If Gov. Nathan Deal is a little sensitive about questions regarding ethics, it may be understandable. The ethical doubts surrounding him are hardly a secret in Georgia politics.
When Deal resigned from Congress in 2010 to run for governor, he left Washington under the cloud of an ethics investigation into misuse of his office and staff for personal financial gain. During the subsequent campaign, those questions were compounded by Deal’s failure to be candid about significant personal debt that he incurred investing in a son-in-law’s bankrupt business, and by the confusing way that Deal and his staff had mixed their personal business with campaign business.
In the end, those issues did not prevent Deal from eking out a narrow win in the GOP primary and then earning a sweeping victory in the general election. But the questions have not gone away.
In fact, subsequent events have not exactly boosted public confidence. After a local television station raised questions about campaign payments to Deal’s daughter, his staff punished the station by using state police to bar its reporters from an important press conference. It was a petty use of power intended purely to intimidate.
Another event occurred in June 2011, as the director and chief investigator for the state ethics commission were preparing to subpoena Deal campaign documents. That investigation ended abruptly when the two staff members were pressured to resign by the commission chairman, a Deal appointee. The commission cited budgetary problems for its decision, but the two staff members have since filed suit claiming that they were wrongly terminated to protect the governor.
Last month, events took yet another interesting turn. In a filing with the ethics commission, Deal charged that a handful of ethics complaints filed against him by George Anderson, a well-known ethics gadfly, had been frivolous and unsubstantiated, and he demanded repayment of his legal costs in defending himself against them.
It’s true that of the hundreds of ethics complaints filed by Anderson over the years, more than a few have been based on raw rumor and worse. But other complaints filed by Anderson have proved embarrassingly correct, including some that others initially shrugged off as silly. Just this summer, in a case filed by Anderson, Deal agreed to pay a $3,350 fine for “technical violations” of campaign disclosure laws.
The motion filed by Deal deals with a set of complaints initiated by Anderson that the commission deemed unsubstantiated. Deal’s attorney, Randy Evans, argues that Anderson ought to bear “at least some accountability” for raising such charges, and a 2010 law gives Deal the right to do so by demanding legal costs.
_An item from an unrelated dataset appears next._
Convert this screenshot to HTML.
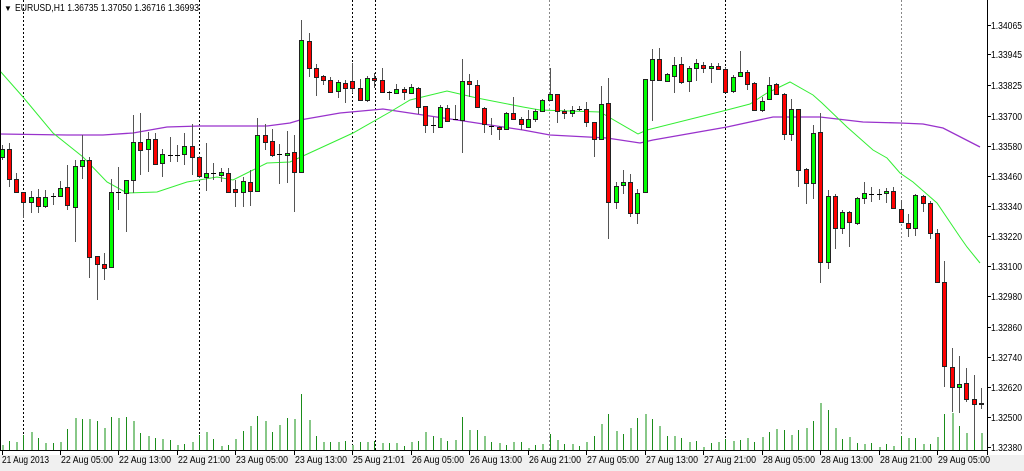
<!DOCTYPE html>
<html><head><meta charset="utf-8"><style>
html,body{margin:0;padding:0;background:#fff;}
svg{display:block;font-family:"Liberation Sans",sans-serif;}
</style></head><body>
<svg id="c" width="1024" height="471" viewBox="0 0 1024 471" xmlns="http://www.w3.org/2000/svg">
<rect x="0" y="0" width="1024" height="471" fill="#fff"/>
<rect x="0" y="455" width="1024" height="16" fill="#f0f0f0"/>
<g id="grid" stroke="#000" stroke-dasharray="2,2" stroke-width="1" shape-rendering="crispEdges">
<line x1="23.5" y1="0" x2="23.5" y2="450"/>
<line x1="199.5" y1="0" x2="199.5" y2="450"/>
<line x1="352.5" y1="0" x2="352.5" y2="450"/>
<line x1="375.5" y1="0" x2="375.5" y2="450"/>
<line x1="549.5" y1="0" x2="549.5" y2="450" stroke="#888"/>
<line x1="725.5" y1="0" x2="725.5" y2="450"/>
<line x1="901.5" y1="0" x2="901.5" y2="450" stroke="#888"/>
</g>
<g id="vol"></g>
<polyline fill="none" stroke="#9932cc" stroke-width="1.3" points="0,134 67,135 103,135 133,133 167,127 200,126 267,126 290,123 300,120 340,113 383,109 423,115 457,120 523,130 550,135 607,138 640,143 653,140 727,127 773,117 820,117 863,122 900,123 923,124 943,128 980,147"/>
<polyline fill="none" stroke="#33ee33" stroke-width="1" points="0,71 23,97 53,133 83,157 107,182 127,193 157,192 187,182 217,177 233,180 253,170 267,163 290,162 303,156 340,139 353,133 390,112 410,100 447,91 477,98 523,107 540,110 600,112 638,134 647,130 727,110 750,104 767,93 790,82 813,95 822,103 847,127 873,150 887,158 900,173 913,182 937,203 960,237 967,247 980,263"/>
<g id="cand"></g>
<g stroke="#000" shape-rendering="crispEdges">
<line x1="0.5" y1="0" x2="0.5" y2="450"/>
<line x1="987.5" y1="0" x2="987.5" y2="455"/>
<line x1="0" y1="450.5" x2="988" y2="450.5"/>
</g>
<g id="ticks" stroke="#000" shape-rendering="crispEdges"></g>
<g font-size="10" fill="#000" lengthAdjust="spacingAndGlyphs">
<text x="4" y="11"><tspan font-size="8">▼</tspan></text>
<text x="15" y="11" textLength="184" lengthAdjust="spacingAndGlyphs">EURUSD,H1  1.36735 1.37050 1.36716 1.36993</text>
<g id="pl"></g>
<text x="2" y="463" textLength="47" lengthAdjust="spacingAndGlyphs">21 Aug 2013</text>
<text x="61" y="463" textLength="52" lengthAdjust="spacingAndGlyphs">22 Aug 05:00</text>
<text x="119" y="463" textLength="52" lengthAdjust="spacingAndGlyphs">22 Aug 13:00</text>
<text x="178" y="463" textLength="52" lengthAdjust="spacingAndGlyphs">22 Aug 21:00</text>
<text x="236" y="463" textLength="52" lengthAdjust="spacingAndGlyphs">23 Aug 05:00</text>
<text x="295" y="463" textLength="52" lengthAdjust="spacingAndGlyphs">23 Aug 13:00</text>
<text x="353" y="463" textLength="52" lengthAdjust="spacingAndGlyphs">25 Aug 21:01</text>
<text x="412" y="463" textLength="52" lengthAdjust="spacingAndGlyphs">26 Aug 05:00</text>
<text x="470" y="463" textLength="52" lengthAdjust="spacingAndGlyphs">26 Aug 13:00</text>
<text x="529" y="463" textLength="52" lengthAdjust="spacingAndGlyphs">26 Aug 21:00</text>
<text x="587" y="463" textLength="52" lengthAdjust="spacingAndGlyphs">27 Aug 05:00</text>
<text x="646" y="463" textLength="52" lengthAdjust="spacingAndGlyphs">27 Aug 13:00</text>
<text x="704" y="463" textLength="52" lengthAdjust="spacingAndGlyphs">27 Aug 21:00</text>
<text x="763" y="463" textLength="52" lengthAdjust="spacingAndGlyphs">28 Aug 05:00</text>
<text x="821" y="463" textLength="52" lengthAdjust="spacingAndGlyphs">28 Aug 13:00</text>
<text x="880" y="463" textLength="52" lengthAdjust="spacingAndGlyphs">28 Aug 21:00</text>
<text x="938" y="463" textLength="52" lengthAdjust="spacingAndGlyphs">29 Aug 05:00</text>
</g>
<g font-size="10" fill="#000">
<text x="991" y="29" textLength="31" lengthAdjust="spacingAndGlyphs">1.34065</text>
<text x="991" y="58" textLength="31" lengthAdjust="spacingAndGlyphs">1.33945</text>
<text x="991" y="89" textLength="31" lengthAdjust="spacingAndGlyphs">1.33825</text>
<text x="991" y="120" textLength="31" lengthAdjust="spacingAndGlyphs">1.33700</text>
<text x="991" y="150" textLength="31" lengthAdjust="spacingAndGlyphs">1.33580</text>
<text x="991" y="180" textLength="31" lengthAdjust="spacingAndGlyphs">1.33460</text>
<text x="991" y="210" textLength="31" lengthAdjust="spacingAndGlyphs">1.33340</text>
<text x="991" y="240" textLength="31" lengthAdjust="spacingAndGlyphs">1.33220</text>
<text x="991" y="270" textLength="31" lengthAdjust="spacingAndGlyphs">1.33100</text>
<text x="991" y="300" textLength="31" lengthAdjust="spacingAndGlyphs">1.32980</text>
<text x="991" y="331" textLength="31" lengthAdjust="spacingAndGlyphs">1.32860</text>
<text x="991" y="361" textLength="31" lengthAdjust="spacingAndGlyphs">1.32740</text>
<text x="991" y="391" textLength="31" lengthAdjust="spacingAndGlyphs">1.32620</text>
<text x="991" y="421" textLength="31" lengthAdjust="spacingAndGlyphs">1.32500</text>
<text x="991" y="451" textLength="31" lengthAdjust="spacingAndGlyphs">1.32380</text>
</g>
</svg>
<script>
var D=[
[1,149,157,145,160],[0,149,179,143,187],[0,179,192,173,193],[0,192,202,192,218],[1,197,202,191,213],[0,197,206,189,213],[1,197,206,190,208],[2,196,196,193,205],[1,188,196,181,196],[0,187,205,165,210],
[1,166,207,160,242],[1,160,166,135,179],[0,160,257,157,278],[0,256,264,256,300],[0,264,268,253,280],[1,192,267,179,268],[2,192,192,167,210],[1,180,193,180,232],[1,142,180,115,193],[0,142,150,113,175],
[1,139,149,132,172],[0,139,164,133,165],[1,154,163,149,177],[2,155,155,137,162],[2,155,155,145,162],[1,146,154,133,165],[0,146,157,124,175],[0,157,176,156,178],[1,173,177,143,191],[2,173,173,163,180],
[1,172,175,168,182],[0,173,192,168,193],[0,189,192,180,207],[1,181,192,177,207],[0,182,191,170,206],[1,135,191,118,192],[0,135,142,124,150],[0,141,155,129,157],[2,154,154,144,184],[1,153,155,131,183],
[0,152,172,135,212],[1,40,172,20,172],[0,41,68,33,77],[0,68,77,64,96],[0,76,80,75,85],[0,80,92,77,92],[1,82,91,80,98],[0,83,88,80,103],[0,81,88,63,93],[0,88,100,79,100],
[1,78,100,76,102],[0,78,80,73,88],[0,80,92,68,93],[2,92,92,91,100],[1,89,93,84,94],[0,89,92,87,100],[1,87,93,84,94],[0,88,107,87,114],[0,106,125,106,133],[2,125,125,117,133],
[1,107,127,105,127],[0,108,121,105,121],[2,119,119,105,120],[1,81,120,59,153],[0,81,84,74,97],[0,85,107,80,107],[0,108,124,107,133],[2,126,126,118,135],[0,127,129,126,140],[1,113,129,112,130],
[0,113,119,97,119],[0,119,124,117,130],[1,119,127,110,127],[1,111,119,109,122],[1,100,111,99,111],[1,94,100,68,100],[0,94,111,94,123],[0,111,113,109,119],[1,110,113,106,117],[2,109,109,106,111],
[0,109,122,102,127],[0,122,139,122,157],[1,104,139,86,139],[0,103,202,78,239],[1,186,202,182,209],[1,182,185,170,194],[0,182,213,174,217],[1,193,213,189,224],[1,79,192,79,192],[1,59,80,49,121],
[0,59,80,48,80],[1,74,81,73,81],[1,65,76,57,93],[0,64,82,57,84],[1,68,81,66,92],[1,63,68,59,81],[0,65,68,62,73],[1,66,68,63,83],[0,66,69,63,69],[0,69,92,67,92],
[1,77,91,75,93],[1,72,76,51,76],[0,72,84,70,90],[0,83,110,82,110],[1,101,110,97,112],[1,85,99,77,99],[0,84,94,83,94],[0,94,134,93,140],[1,109,134,99,141],[0,109,170,109,187],
[0,169,183,168,204],[1,133,183,125,199],[0,132,262,113,283],[1,196,262,190,269],[0,196,228,194,249],[1,212,228,210,234],[0,212,222,211,247],[1,198,223,197,225],[1,193,198,182,204],[2,194,194,187,202],
[2,194,194,189,200],[1,191,193,188,203],[0,191,208,187,209],[0,209,222,200,222],[0,223,228,214,237],[1,195,228,194,236],[0,196,203,195,212],[0,203,233,201,239],[0,233,282,229,283],[0,282,366,261,387],
[0,367,387,348,412],[1,384,387,356,413],[0,383,399,368,402],[0,399,404,375,440],[1,403,404,388,409]];
var V=[5,9,8,15,18,12,7,7,8,21,32,31,31,29,22,33,32,33,29,17,14,12,11,10,5,6,8,15,18,11,4,5,11,19,24,34,29,18,25,32,31,56,30,14,8,8,8,9,5,8,8,9,7,7,7,4,8,9,18,14,12,9,10,33,20,20,14,8,7,5,8,8,2,5,6,16,10,6,6,4,8,14,26,36,19,16,22,32,36,31,24,14,14,12,8,9,3,7,8,11,9,10,12,8,13,18,21,20,15,20,22,29,47,40,22,11,13,7,6,7,3,6,4,14,12,12,6,6,13,36,37,24,17,10,17];
var NS="http://www.w3.org/2000/svg";
function el(t,a,p){var e=document.createElementNS(NS,t);for(var k in a)e.setAttribute(k,a[k]);p.appendChild(e);return e;}
var cg=document.getElementById("cand"),vg=document.getElementById("vol"),tg=document.getElementById("ticks");
for(var i=0;i<D.length;i++){
 var cx=Math.round(1.5+7.31*i),d=D[i];
 el("line",{x1:cx+0.5,y1:d[3],x2:cx+0.5,y2:d[4],stroke:"#555","stroke-width":1,"shape-rendering":"crispEdges"},cg);
 if(d[0]==2){el("line",{x1:cx-2,y1:d[1]+0.5,x2:cx+3,y2:d[1]+0.5,stroke:"#000","stroke-width":1,"shape-rendering":"crispEdges"},cg);}
 else{el("rect",{x:cx-1.5,y:d[1]+0.5,width:4,height:Math.max(1,d[2]-d[1]),fill:d[0]?"#00ff00":"#ff0000",stroke:"#222","stroke-width":1,"shape-rendering":"crispEdges"},cg);}
 var h=V[i];
 el("rect",{x:cx,y:450-h,width:(i%2?1:2),height:h,fill:(i%2?"#1a8c1a":"#88c888"),"shape-rendering":"crispEdges"},vg);
}
var py=[25,54,85,116,146,176,206,236,266,296,327,357,387,417,447];
py.forEach(function(y){el("line",{x1:987,y1:y+0.5,x2:991,y2:y+0.5},tg);});
for(var k=0;k<17;k++){var x=Math.round(1.5+7.31*8*k)+0.5;el("line",{x1:x,y1:450,x2:x,y2:455},tg);}
</script>
</body></html>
But Anderson aside, here’s the problem: When someone files an ethics complaint, it can be difficult to know without an official investigation whether it has a basis in fact. By raising the spectre of a significant financial penalty if a complaint is found groundless, the law discourages citizens from using the ethics process. And that’s exactly what it was intended to do. It was enacted by those who wield political power in order to protect those who wield political power, and it’s troubling to see it used against a private citizen of limited means by the most powerful political figure in the state.
The minor annoyance caused by Anderson simply isn’t worth the precedent and example that Deal sets with this decision.